If the resultant of three forces `vecF_1= phati +3hatj-hatk , vecF_2 =-5hati+hatj+2hatk and vecF_3= 6hati -hatk` acting on a particle has a magnitude equal to 5 units, then what is difference in the values of `p` ?

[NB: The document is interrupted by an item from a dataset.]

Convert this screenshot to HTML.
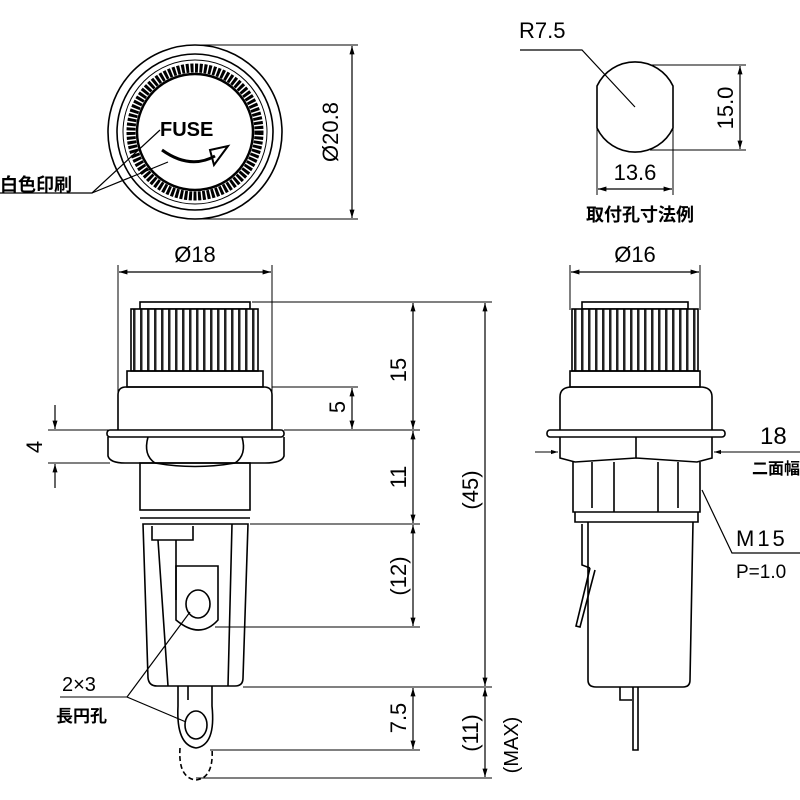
<!DOCTYPE html>
<html><head><meta charset="utf-8"><style>html,body{margin:0;background:#fff}svg{display:block}</style></head>
<body>
<svg width="800" height="800" viewBox="0 0 800 800" xmlns="http://www.w3.org/2000/svg" font-family="'Liberation Sans','Noto Sans CJK JP',sans-serif">
<defs>
<marker id="a" viewBox="0 0 10 10" refX="10" refY="5" markerWidth="7" markerHeight="7" orient="auto-start-reverse"><path d="M0,2 L10,5 L0,8z" fill="#000"/></marker>
<pattern id="kn" width="7" height="10" patternUnits="userSpaceOnUse"><rect width="7" height="10" fill="#fff"/><rect x="0" width="2.5" height="10" fill="#222"/></pattern>
</defs>
<g fill="none" stroke="#000" stroke-width="1.6">
<!-- top-left circle view -->
<circle cx="195" cy="132" r="87"/>
<circle cx="195" cy="132" r="78"/>
<circle cx="195" cy="132" r="72" stroke-width="1"/>
<circle cx="195" cy="132" r="64" stroke-width="9" stroke-dasharray="3 1.5"/>
<circle cx="195" cy="132" r="58" stroke-width="2.5"/>
<path d="M162,150 Q190,170 215,156" stroke-width="3"/>
<path d="M210,150 L228,146 L214,165z" stroke-width="2"/>
<line x1="195" y1="45" x2="358" y2="45" stroke-width="1"/>
<line x1="195" y1="219" x2="358" y2="219" stroke-width="1"/>
<line x1="352" y1="46" x2="352" y2="218" stroke-width="1.2" marker-start="url(#a)" marker-end="url(#a)"/>
<polyline points="0,193 92,193 160,130" stroke-width="1.2"/>
<line x1="92" y1="193" x2="168" y2="162" stroke-width="1.2"/>

<!-- top-right hole -->
<path d="M597,86 A42,42 0 0 1 673,86 L673,128 A42,42 0 0 1 597,128 Z"/>
<polyline points="520,50 582,50 635,107" stroke-width="1.2"/>
<line x1="650" y1="65" x2="746" y2="65" stroke-width="1"/>
<line x1="650" y1="150" x2="746" y2="150" stroke-width="1"/>
<line x1="740" y1="66" x2="740" y2="149" stroke-width="1.2" marker-start="url(#a)" marker-end="url(#a)"/>
<line x1="597" y1="128" x2="597" y2="195" stroke-width="1"/>
<line x1="673" y1="128" x2="673" y2="195" stroke-width="1"/>
<line x1="598" y1="189" x2="672" y2="189" stroke-width="1.2" marker-start="url(#a)" marker-end="url(#a)"/>

<!-- left side view -->
<line x1="118" y1="265" x2="118" y2="400" stroke-width="1"/>
<line x1="272" y1="265" x2="272" y2="400" stroke-width="1"/>
<line x1="119" y1="272" x2="271" y2="272" stroke-width="1.2" marker-start="url(#a)" marker-end="url(#a)"/>
<rect x="140" y="302" width="110" height="7"/>
<rect x="131" y="309" width="127" height="62" fill="url(#kn)"/>
<rect x="127" y="371" width="136" height="16"/>
<path d="M118,430 L118,395 Q118,387 126,387 L264,387 Q272,387 272,395 L272,430"/>
<rect x="107" y="430" width="177" height="7" rx="3"/>
<path d="M108,437 L108,456 Q110,463 125,463 L265,463 Q282,463 284,456 L284,437"/>
<path d="M148,437 Q143,455 155,463 M242,437 Q247,455 235,463 M155,463 Q195,470 235,463"/>
<rect x="140" y="463" width="110" height="47"/>
<line x1="140" y1="518" x2="250" y2="518"/>
<path d="M143,524 L148,678 Q149,686 157,686 L235,686 Q243,686 243,678 L248,524 Z"/>
<path d="M152,526 L152,540 L193,540 L193,526 M158,540 L168,686 M176,540 L176,600 M232,524 L228,686"/>
<path d="M176,566 L218,566 L218,620 Q200,640 176,620 Z"/>
<ellipse cx="198" cy="604" rx="12" ry="14"/>
<path d="M178,686 L178,706 Q176,745 196,748 Q216,745 212,706 L212,686"/>
<ellipse cx="196" cy="725" rx="11" ry="14"/>
<path d="M180,748 Q178,778 196,780 Q214,778 212,748" stroke-dasharray="5 3"/>
<line x1="188" y1="686" x2="188" y2="700"/>
<polyline points="127,697 190,612" stroke-width="1.2"/>
<line x1="127" y1="697" x2="186" y2="722" stroke-width="1.2"/>
<line x1="60" y1="697" x2="127" y2="697" stroke-width="1"/>
<!-- 4 dim -->
<line x1="48" y1="430" x2="110" y2="430" stroke-width="1"/>
<line x1="48" y1="463" x2="110" y2="463" stroke-width="1"/>
<line x1="55" y1="405" x2="55" y2="429" stroke-width="1.2" marker-end="url(#a)"/>
<line x1="55" y1="488" x2="55" y2="464" stroke-width="1.2" marker-end="url(#a)"/>

<!-- right-column dims -->
<g stroke-width="1">
<line x1="252" y1="302" x2="492" y2="302"/>
<line x1="272" y1="387" x2="358" y2="387"/>
<line x1="284" y1="430" x2="420" y2="430"/>
<line x1="250" y1="524" x2="420" y2="524"/>
<line x1="215" y1="627" x2="420" y2="627"/>
<line x1="243" y1="687" x2="492" y2="687"/>
<line x1="210" y1="750" x2="420" y2="750"/>
<line x1="196" y1="778" x2="492" y2="778"/>
</g>
<g stroke-width="1.2">
<line x1="352" y1="388" x2="352" y2="429" marker-start="url(#a)" marker-end="url(#a)"/>
<line x1="413" y1="303" x2="413" y2="429" marker-start="url(#a)" marker-end="url(#a)"/>
<line x1="413" y1="431" x2="413" y2="523" marker-start="url(#a)" marker-end="url(#a)"/>
<line x1="413" y1="525" x2="413" y2="626" marker-start="url(#a)" marker-end="url(#a)"/>
<line x1="413" y1="688" x2="413" y2="749" marker-start="url(#a)" marker-end="url(#a)"/>
<line x1="485" y1="303" x2="485" y2="686" marker-start="url(#a)" marker-end="url(#a)"/>
<line x1="485" y1="688" x2="485" y2="777" marker-start="url(#a)" marker-end="url(#a)"/>
</g>

<!-- right side view -->
<line x1="570" y1="265" x2="570" y2="310" stroke-width="1"/>
<line x1="700" y1="265" x2="700" y2="310" stroke-width="1"/>
<line x1="571" y1="272" x2="699" y2="272" stroke-width="1.2" marker-start="url(#a)" marker-end="url(#a)"/>
<rect x="582" y="302" width="106" height="7"/>
<rect x="572" y="309" width="126" height="62" fill="url(#kn)"/>
<rect x="570" y="371" width="130" height="16"/>
<path d="M560,430 L560,397 Q560,387 572,387 L700,387 Q712,387 712,397 L712,430"/>
<rect x="547" y="430" width="178" height="7" rx="3"/>
<path d="M560,437 L560,458 L575,462 L636,458 L697,462 L712,458 L712,437 M636,437 L636,458"/>
<path d="M573,462 L573,512 L700,512 L700,462 M592,462 L592,508 M614,462 L614,512 M658,462 L658,512 M678,462 L678,508"/>
<path d="M575,512 L575,522 L698,522 L698,512"/>
<path d="M588,522 L588,680 Q588,687 596,687 L683,687 Q690,687 690,680 L693,522"/>
<path d="M582,524 L582,565 L590,568 M590,568 L576,626 L580,627 L595,570"/>
<path d="M620,687 L620,700 L632,700 M633,687 L633,750 L638,750 L638,687"/>
<line x1="535" y1="452" x2="558" y2="452" stroke-width="1" marker-end="url(#a)"/>
<line x1="800" y1="452" x2="714" y2="452" stroke-width="1" marker-end="url(#a)"/>
<polyline points="702,490 732,553 800,553" stroke-width="1.2"/>
</g>

<g font-size="22" fill="#000">
<text x="160" y="136" font-weight="bold" font-size="20" fill="#000">FUSE</text>
<text x="0" y="191" font-size="18" font-weight="bold">白色印刷</text>
<text transform="translate(338,132) rotate(-90)" text-anchor="middle">Ø20.8</text>
<text x="519" y="38">R7.5</text>
<text transform="translate(733,108) rotate(-90)" text-anchor="middle">15.0</text>
<text x="635" y="180" text-anchor="middle">13.6</text>
<text x="640" y="221" text-anchor="middle" font-size="18" font-weight="bold">取付孔寸法例</text>
<text x="195" y="262" text-anchor="middle">Ø18</text>
<text x="635" y="262" text-anchor="middle">Ø16</text>
<text transform="translate(42,447) rotate(-90)" text-anchor="middle">4</text>
<text transform="translate(406,370) rotate(-90)" text-anchor="middle">15</text>
<text transform="translate(345,407) rotate(-90)" text-anchor="middle">5</text>
<text transform="translate(406,477) rotate(-90)" text-anchor="middle">11</text>
<text transform="translate(406,576) rotate(-90)" text-anchor="middle">(12)</text>
<text transform="translate(406,718) rotate(-90)" text-anchor="middle">7.5</text>
<text transform="translate(478,490) rotate(-90)" text-anchor="middle">(45)</text>
<text transform="translate(478,733) rotate(-90)" text-anchor="middle">(11)</text>
<text transform="translate(518,745) rotate(-90)" text-anchor="middle" font-size="20">(MAX)</text>
<text x="760" y="444" font-size="24">18</text>
<text x="752" y="474" font-size="16" font-weight="bold">二面幅</text>
<text x="736" y="546" font-size="22" letter-spacing="3">M15</text>
<text x="736" y="578" font-size="19">P=1.0</text>
<text x="62" y="691" font-size="20">2×3</text>
<text x="56" y="722" font-size="17" font-weight="bold">長円孔</text>
</g>
</svg>
</body></html>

To solve the problem, we need to find the difference in the values of \( p \) such that the resultant of the three forces \( \vec{F_1}, \vec{F_2}, \) and \( \vec{F_3} \) has a magnitude of 5 units. ### Step-by-Step Solution: 1. **Identify the Forces:** - Given: \[ \vec{F_1} = p\hat{i} + 3\hat{j} - \hat{k} \] \[ \vec{F_2} = -5\hat{i} + \hat{j} + 2\hat{k} \] \[ \vec{F_3} = 6\hat{i} - \hat{k} \] 2. **Calculate the Resultant Force:** - The resultant force \( \vec{R} \) is the sum of the three forces: \[ \vec{R} = \vec{F_1} + \vec{F_2} + \vec{F_3} \] - Combine the \( \hat{i}, \hat{j}, \) and \( \hat{k} \) components: - For \( \hat{i} \): \[ p - 5 + 6 = p + 1 \] - For \( \hat{j} \): \[ 3 + 1 = 4 \] - For \( \hat{k} \): \[ -1 + 2 - 1 = 0 \] - Thus, the resultant vector is: \[ \vec{R} = (p + 1)\hat{i} + 4\hat{j} + 0\hat{k} \] 3. **Find the Magnitude of the Resultant Force:** - The magnitude of \( \vec{R} \) is given by: \[ |\vec{R}| = \sqrt{(p + 1)^2 + 4^2} \] - Since the magnitude is given as 5 units: \[ \sqrt{(p + 1)^2 + 16} = 5 \] 4. **Square Both Sides:** - Squaring both sides to eliminate the square root: \[ (p + 1)^2 + 16 = 25 \] 5. **Solve for \( (p + 1)^2 \):** - Rearranging gives: \[ (p + 1)^2 = 25 - 16 \] \[ (p + 1)^2 = 9 \] 6. **Find the Values of \( p + 1 \):** - Taking the square root of both sides: \[ p + 1 = 3 \quad \text{or} \quad p + 1 = -3 \] 7. **Calculate the Values of \( p \):** - From \( p + 1 = 3 \): \[ p = 2 \] - From \( p + 1 = -3 \): \[ p = -4 \] 8. **Find the Difference in Values of \( p \):** - The difference in the values of \( p \) is: \[ |2 - (-4)| = |2 + 4| = 6 \] ### Final Answer: The difference in the values of \( p \) is **6**.